Missionaries Must Know Repentance to Teach It, Seventy Says

Contributed By R. Scott Lloyd, Church News staff writer

  • 28 January 2015

Elder Don R. Clarke displays a copy of the Missionary Handbook to couples attending the 2015 Seminar for New MTC Presidents and Visitors' Center Directors January 14.  Photo by R. Scott Lloyd.

Article Highlights

  • Missionaries must know the principle of repentance themselves to be able to teach it to others.
  • In the Book of Mormon, when the Nephites repented of their sins they prospered. Elder Clarke said this relates to missionaries as well.

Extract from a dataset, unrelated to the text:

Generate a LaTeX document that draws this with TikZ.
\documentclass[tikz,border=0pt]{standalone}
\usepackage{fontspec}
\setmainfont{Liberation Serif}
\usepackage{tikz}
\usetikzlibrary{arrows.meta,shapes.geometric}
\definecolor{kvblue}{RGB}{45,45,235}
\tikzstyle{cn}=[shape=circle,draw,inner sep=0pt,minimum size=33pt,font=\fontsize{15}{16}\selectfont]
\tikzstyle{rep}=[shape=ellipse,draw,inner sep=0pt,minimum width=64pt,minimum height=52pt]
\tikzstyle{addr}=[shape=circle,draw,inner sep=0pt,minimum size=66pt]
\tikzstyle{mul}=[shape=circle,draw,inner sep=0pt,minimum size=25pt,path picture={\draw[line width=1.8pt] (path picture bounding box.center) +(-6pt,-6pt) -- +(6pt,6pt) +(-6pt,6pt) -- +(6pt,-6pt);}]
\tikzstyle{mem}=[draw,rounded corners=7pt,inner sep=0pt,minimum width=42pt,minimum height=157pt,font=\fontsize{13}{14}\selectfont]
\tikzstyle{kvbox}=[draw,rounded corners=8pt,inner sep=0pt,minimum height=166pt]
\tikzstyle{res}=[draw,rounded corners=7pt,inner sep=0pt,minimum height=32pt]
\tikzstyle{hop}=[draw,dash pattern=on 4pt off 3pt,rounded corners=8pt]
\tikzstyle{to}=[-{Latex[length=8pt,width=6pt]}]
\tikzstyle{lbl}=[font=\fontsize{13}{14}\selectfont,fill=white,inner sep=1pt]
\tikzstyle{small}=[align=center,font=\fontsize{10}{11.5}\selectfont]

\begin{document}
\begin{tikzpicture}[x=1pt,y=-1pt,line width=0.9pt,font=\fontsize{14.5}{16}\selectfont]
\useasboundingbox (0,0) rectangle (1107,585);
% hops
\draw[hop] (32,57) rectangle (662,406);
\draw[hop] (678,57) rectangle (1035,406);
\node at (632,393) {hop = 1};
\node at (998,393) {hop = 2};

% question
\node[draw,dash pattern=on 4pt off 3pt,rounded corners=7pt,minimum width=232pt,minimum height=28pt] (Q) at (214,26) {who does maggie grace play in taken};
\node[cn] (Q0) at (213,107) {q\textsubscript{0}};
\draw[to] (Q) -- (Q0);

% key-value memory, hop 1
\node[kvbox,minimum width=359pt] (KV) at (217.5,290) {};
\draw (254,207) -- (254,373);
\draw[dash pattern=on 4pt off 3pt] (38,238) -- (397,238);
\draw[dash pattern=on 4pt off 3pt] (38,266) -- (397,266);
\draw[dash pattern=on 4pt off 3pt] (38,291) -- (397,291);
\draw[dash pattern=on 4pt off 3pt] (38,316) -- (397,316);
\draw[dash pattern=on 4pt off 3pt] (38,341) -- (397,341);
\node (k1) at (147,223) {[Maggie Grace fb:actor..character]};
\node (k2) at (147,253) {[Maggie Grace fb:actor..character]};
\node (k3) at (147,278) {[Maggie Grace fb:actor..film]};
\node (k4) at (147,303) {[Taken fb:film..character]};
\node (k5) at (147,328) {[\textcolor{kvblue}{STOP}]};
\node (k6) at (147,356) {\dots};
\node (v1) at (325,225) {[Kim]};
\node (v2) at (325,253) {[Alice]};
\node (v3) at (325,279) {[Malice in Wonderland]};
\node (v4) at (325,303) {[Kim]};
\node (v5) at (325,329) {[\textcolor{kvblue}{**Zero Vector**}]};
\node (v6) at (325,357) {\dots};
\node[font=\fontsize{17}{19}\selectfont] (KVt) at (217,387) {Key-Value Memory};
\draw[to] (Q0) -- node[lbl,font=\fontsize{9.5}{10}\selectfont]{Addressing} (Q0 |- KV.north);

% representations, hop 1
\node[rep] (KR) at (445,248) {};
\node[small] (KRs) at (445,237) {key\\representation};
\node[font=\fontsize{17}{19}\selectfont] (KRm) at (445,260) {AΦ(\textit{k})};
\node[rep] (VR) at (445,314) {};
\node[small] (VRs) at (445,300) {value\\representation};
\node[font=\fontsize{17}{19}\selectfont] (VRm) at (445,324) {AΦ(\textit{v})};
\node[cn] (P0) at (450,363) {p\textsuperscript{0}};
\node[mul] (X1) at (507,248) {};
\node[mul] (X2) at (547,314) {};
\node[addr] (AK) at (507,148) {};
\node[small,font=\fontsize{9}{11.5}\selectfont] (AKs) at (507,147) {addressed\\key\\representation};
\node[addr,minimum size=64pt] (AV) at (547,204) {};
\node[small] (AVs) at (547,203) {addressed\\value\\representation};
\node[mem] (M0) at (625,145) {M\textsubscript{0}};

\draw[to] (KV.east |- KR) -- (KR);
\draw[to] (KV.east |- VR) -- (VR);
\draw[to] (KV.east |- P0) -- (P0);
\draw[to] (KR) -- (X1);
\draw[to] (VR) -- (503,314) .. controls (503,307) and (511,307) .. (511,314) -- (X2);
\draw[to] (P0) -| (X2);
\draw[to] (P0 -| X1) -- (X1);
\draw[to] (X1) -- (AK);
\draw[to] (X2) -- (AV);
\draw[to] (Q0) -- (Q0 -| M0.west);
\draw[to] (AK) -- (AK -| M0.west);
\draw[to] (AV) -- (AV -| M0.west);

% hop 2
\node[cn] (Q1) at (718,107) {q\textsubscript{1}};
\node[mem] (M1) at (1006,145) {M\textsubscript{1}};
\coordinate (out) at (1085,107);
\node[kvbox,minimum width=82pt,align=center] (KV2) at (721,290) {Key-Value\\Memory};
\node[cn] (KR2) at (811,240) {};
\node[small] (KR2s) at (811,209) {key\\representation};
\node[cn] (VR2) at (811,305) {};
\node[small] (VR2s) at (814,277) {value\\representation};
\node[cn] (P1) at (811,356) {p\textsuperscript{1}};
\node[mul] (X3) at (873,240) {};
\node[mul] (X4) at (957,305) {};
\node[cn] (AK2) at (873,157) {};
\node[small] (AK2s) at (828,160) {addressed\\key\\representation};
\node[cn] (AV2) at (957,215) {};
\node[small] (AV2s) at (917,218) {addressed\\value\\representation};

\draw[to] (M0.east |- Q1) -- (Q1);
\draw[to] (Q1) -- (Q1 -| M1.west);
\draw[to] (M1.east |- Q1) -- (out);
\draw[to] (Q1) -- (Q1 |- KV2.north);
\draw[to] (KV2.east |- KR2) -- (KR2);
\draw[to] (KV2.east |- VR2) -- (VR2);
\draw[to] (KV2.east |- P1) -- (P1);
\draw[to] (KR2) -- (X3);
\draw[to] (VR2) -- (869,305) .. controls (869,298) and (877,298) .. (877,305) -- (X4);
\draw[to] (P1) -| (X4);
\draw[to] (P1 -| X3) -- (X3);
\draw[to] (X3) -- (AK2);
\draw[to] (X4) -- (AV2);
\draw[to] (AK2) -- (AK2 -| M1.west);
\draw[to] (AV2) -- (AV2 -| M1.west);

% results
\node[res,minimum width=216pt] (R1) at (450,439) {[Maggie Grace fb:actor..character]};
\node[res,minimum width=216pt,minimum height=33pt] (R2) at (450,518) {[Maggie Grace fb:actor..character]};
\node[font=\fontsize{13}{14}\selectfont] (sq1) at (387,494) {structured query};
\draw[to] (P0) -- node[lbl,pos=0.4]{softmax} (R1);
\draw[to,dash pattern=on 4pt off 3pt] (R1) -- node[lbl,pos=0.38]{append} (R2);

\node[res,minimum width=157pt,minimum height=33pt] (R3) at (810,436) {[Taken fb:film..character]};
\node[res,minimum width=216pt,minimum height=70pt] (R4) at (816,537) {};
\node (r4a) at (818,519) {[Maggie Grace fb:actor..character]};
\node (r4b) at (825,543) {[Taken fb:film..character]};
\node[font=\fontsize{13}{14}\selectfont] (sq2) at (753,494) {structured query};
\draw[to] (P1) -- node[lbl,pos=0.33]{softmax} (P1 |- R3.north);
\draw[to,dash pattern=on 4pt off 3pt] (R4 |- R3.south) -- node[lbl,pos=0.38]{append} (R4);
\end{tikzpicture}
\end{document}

“The process of repentance is real; every step is real, and there needs to be someone beside that individual or that missionary, along with the Savior, to help him get through to the end.” —Elder Don R. Clarke of the Seventy

PROVO, UTAH

For missionaries to teach repentance, they must know of the principle themselves, Elder Don R. Clarke of the Seventy said to couples attending the 2015 Seminar for New MTC Presidents and Visitors’ Center Directors on January 14.

“Unless they’ve repented they will not know what can happen to people when they start to make changes,” Elder Clarke said.

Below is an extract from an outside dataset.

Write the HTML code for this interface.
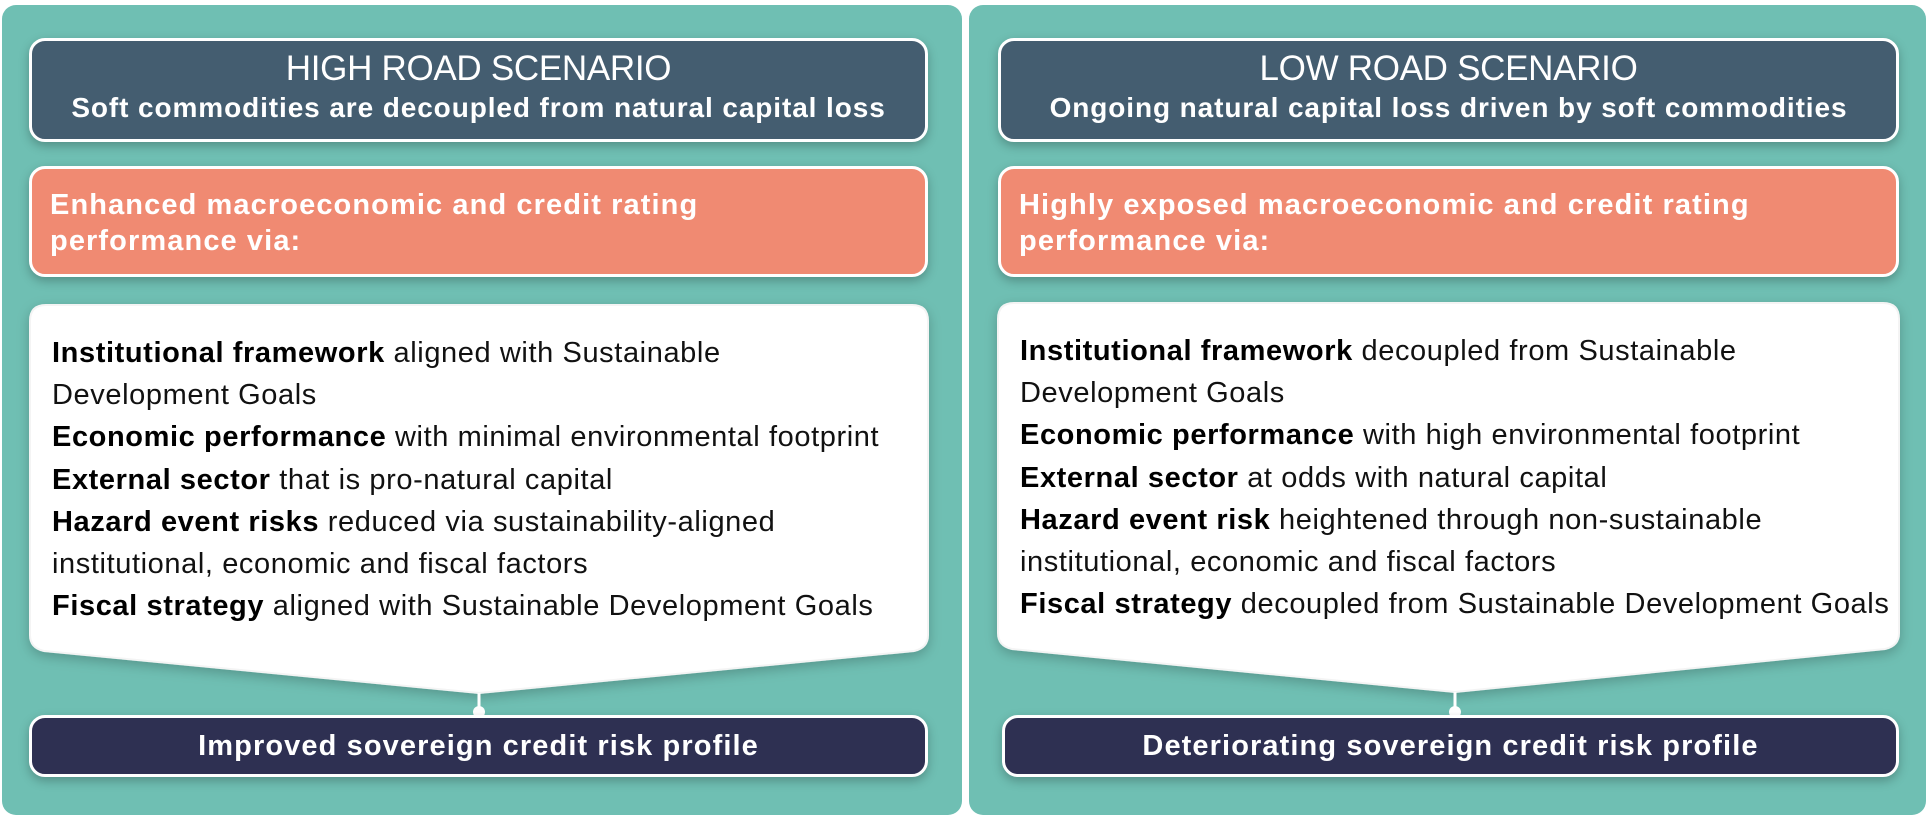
<!DOCTYPE html>
<html><head><meta charset="utf-8">
<style>
*{margin:0;padding:0;box-sizing:border-box}
body{width:1928px;height:816px;background:#fff;position:relative;overflow:hidden;font-family:"Liberation Sans",sans-serif}
.panel{position:absolute;top:5px;height:810px;background:#6fbfb3;border-radius:14px}
.hdr{position:absolute;top:38px;height:104px;background:#445d70;border:3px solid #fff;border-radius:16px;color:#fff;text-align:center;box-shadow:0 4px 10px rgba(0,0,0,.25)}
.hdr .t{font-size:35px;margin-top:8px;line-height:40px;letter-spacing:-0.3px}
.hdr .s{font-size:28px;font-weight:bold;line-height:38px;letter-spacing:0.9px}
.sal{position:absolute;top:166px;height:111px;background:#f08a72;border:3px solid #fff;border-radius:16px;color:#fff;font-weight:bold;font-size:29px;line-height:36px;padding:18px 0 0 18px;letter-spacing:1.1px;box-shadow:0 4px 10px rgba(0,0,0,.25)}
.body{position:absolute;top:305px;font-size:29px;line-height:42.2px;color:#111;padding:27px 0 0 22px;letter-spacing:0.6px;white-space:nowrap}
.body b{color:#000}
.bot{position:absolute;top:715px;height:62px;background:#2e3052;border:3px solid #fff;border-radius:16px;color:#fff;text-align:center;font-weight:bold;font-size:29px;line-height:56px;letter-spacing:1.1px;box-shadow:0 4px 10px rgba(0,0,0,.25)}
svg{position:absolute;left:0;top:0}
</style></head><body>
<div class="panel" style="left:2px;width:960px"></div>
<div class="panel" style="left:969px;width:957px"></div>
<svg width="1928" height="816">
<defs><filter id="sh" x="-5%" y="-5%" width="110%" height="115%"><feDropShadow dx="0" dy="4" stdDeviation="6" flood-color="#000" flood-opacity="0.22"/></filter></defs>
<path filter="url(#sh)" d="M46 305 H912 Q928 305 928 321 V635 Q928 648 914 651 L479 693 L44 651 Q30 648 30 635 V321 Q30 305 46 305 Z" fill="#fff" stroke="#f4f4f4" stroke-width="2"/>
<line x1="479" y1="693" x2="479" y2="713" stroke="#fff" stroke-width="3"/>
<circle cx="479" cy="712" r="6" fill="#fff"/>
<path filter="url(#sh)" d="M1014 303 H1883 Q1899 303 1899 319 V633 Q1899 646 1885 649 L1455 692 L1012 649 Q998 646 998 633 V319 Q998 303 1014 303 Z" fill="#fff" stroke="#f4f4f4" stroke-width="2"/>
<line x1="1455" y1="692" x2="1455" y2="713" stroke="#fff" stroke-width="3"/>
<circle cx="1455" cy="712" r="6" fill="#fff"/>
</svg>
<div class="hdr" style="left:29px;width:899px"><div class="t">HIGH ROAD SCENARIO</div><div class="s">Soft commodities are decoupled from natural capital loss</div></div>
<div class="hdr" style="left:998px;width:901px"><div class="t">LOW ROAD SCENARIO</div><div class="s">Ongoing natural capital loss driven by soft commodities</div></div>
<div class="sal" style="left:29px;width:899px">Enhanced macroeconomic and credit rating<br>performance via:</div>
<div class="sal" style="left:998px;width:901px">Highly exposed macroeconomic and credit rating<br>performance via:</div>
<div class="body" style="left:30px;width:898px"><b>Institutional framework</b> aligned with Sustainable<br>Development Goals<br><b>Economic performance</b> with minimal environmental footprint<br><b>External sector</b> that is pro-natural capital<br><b>Hazard event risks</b> reduced via sustainability-aligned<br>institutional, economic and fiscal factors<br><b>Fiscal strategy</b> aligned with Sustainable Development Goals</div>
<div class="body" style="left:998px;width:901px;top:303px"><b>Institutional framework</b> decoupled from Sustainable<br>Development Goals<br><b>Economic performance</b> with high environmental footprint<br><b>External sector</b> at odds with natural capital<br><b>Hazard event risk</b> heightened through non-sustainable<br>institutional, economic and fiscal factors<br><b>Fiscal strategy</b> decoupled from Sustainable Development Goals</div>
<div class="bot" style="left:29px;width:899px">Improved sovereign credit risk profile</div>
<div class="bot" style="left:1002px;width:897px">Deteriorating sovereign credit risk profile</div>
</body></html>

He added, “The process of repentance is real; every step is real, and there needs to be someone beside that individual or that missionary, along with the Savior, to help him get through to the end.”

Noting that some missionaries only spend a couple of weeks in a missionary training center and that some visitors’ center or historic site directors might have limited time to influence missionaries, Elder Clarke said the process of repentance typically takes place over a longer period of time than that.

“It might be a lifetime; it might be several months, but the process has to come to completion,” he said.

“The thing you can do is give them a vision of what needs to happen and get them on the path,” Elder Clarke counseled. “And then, what I would do, if I were an MTC president and had a few I had gotten onto the path, I would then call the mission president.”

It is important to let the next priesthood leader know what he can do to help in the repentance process, Elder Clarke said.

Citing Helaman 4:2, he noted that when the Nephites repented of their sins, they began to prosper. He applied that to missionaries and their work.

“Shouldn’t our intent be to help missionaries prosper?” he asked.

He further cited Mosiah 27:24, wherein Alma testified that as he had repented of his sins, he had been redeemed of the Lord and was born again. He said the sons of Mosiah had been on a perilous path but through repentance had likewise been born again and become great missionaries.

“How do we help our missionaries feel like those missionaries?” he asked.

Displaying a copy of the missionary handbook, Elder Clarke said it is difficult for missionaries to ask their investigators to make commitments when they themselves are not following their own commitment to follow what is in the handbook.

Turning to the missionary guide Preach My Gospel, Elder Clarke referred to pages 62 and 63, noting the principle “Our faith in Christ and our love for Him lead us to repent, or to change our thoughts, beliefs, and behaviors that are not in harmony with His will.”